My understanding is that the cronies whose opinions Putin actually cares about are the circle of ex-KGB people who have made themselves rich from running the country (as he has), but who are a separate group from the Oligarchs (who mostly made themselves rich during the privatization of Soviet industries). I guess they’re also losing lots of money, but they’re more likely to agree with his ideological approach. And maybe restoring the greatness of Russia is worth a few billion in lost Swiss bank accounts.
Tim_N
5369
Not sure about that assumption. It was revealed upthread that the Russians are claiming 2870 Ukranian soldiers killed, and I think the chances are high that they would exaggerate upwards to a greater extent than the Ukranian estimate of Russian killed that is backed up by western officials.
Houngan
5370
The problem is that unit skill doesn’t matter a lick on the wrong end of an artillery campaign. Now that it seems Russia is okay with massive civilian casualties, they can just keep kicking Ukraine in the morale as bodies pile up with no danger on their part. Man for man I would take Ukraine’s chances any day in a defensive war, but the current war has shifted to who has the most weapons, the strongest weapons, and the will to use them indiscriminately.
Dejin
5371
Tweeter is Time Magazine Correspondent
Houngan
5372
That seems perfectly reasonable to me.
Dejin
5373
Definitely seems like the right move. I’m sure the Republicans will make hay with it, but SecDef still made the right decision.

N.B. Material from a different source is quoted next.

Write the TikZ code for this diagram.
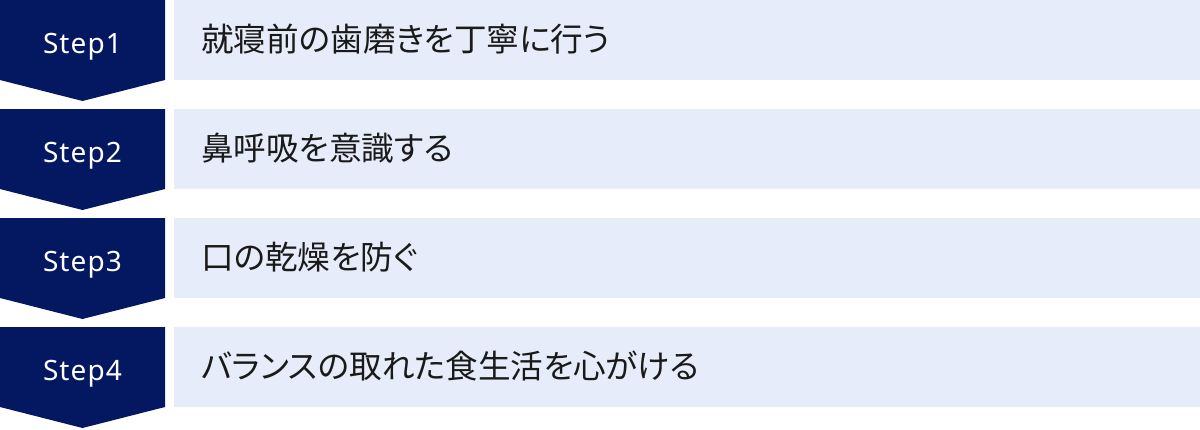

Like a corrupt monarchy, where Putin and his security buddies are the royal center, and the oligarchs are the landed class. That makes perfect sense. Thanks for clueing me in!
Grifman
5375
It is highly unlikely that UA losses are several times greater than Russia, instead they are probably lower, maybe significantly so. Defenders invariably inflict higher casualties on attackers, unless they are encircled or caught in a retreat.
Grifman
5376
Good prices on slightly used Russian tanks on eBay, get one now:
Houngan
5377
“Never been fired, only dropped once.”
If I owned a tank I’d put glowy orange paint on all the points the armour was thickest.
Mwahahaha.
Maybe combat losses, but civilians always pay a heavy price when cities are bombarded.
Houngan
5380
And have a bigger cost in will to fight. This is the ugly phase, and I’m afraid it’s going to work.
Istari6
5381
That assumes peer-level in weaponry. If defender is deficient in modern firepower (artillery, gunships, airpower), their casualties can be quite a bit higher than attacker. See Iraq or Afghanistan.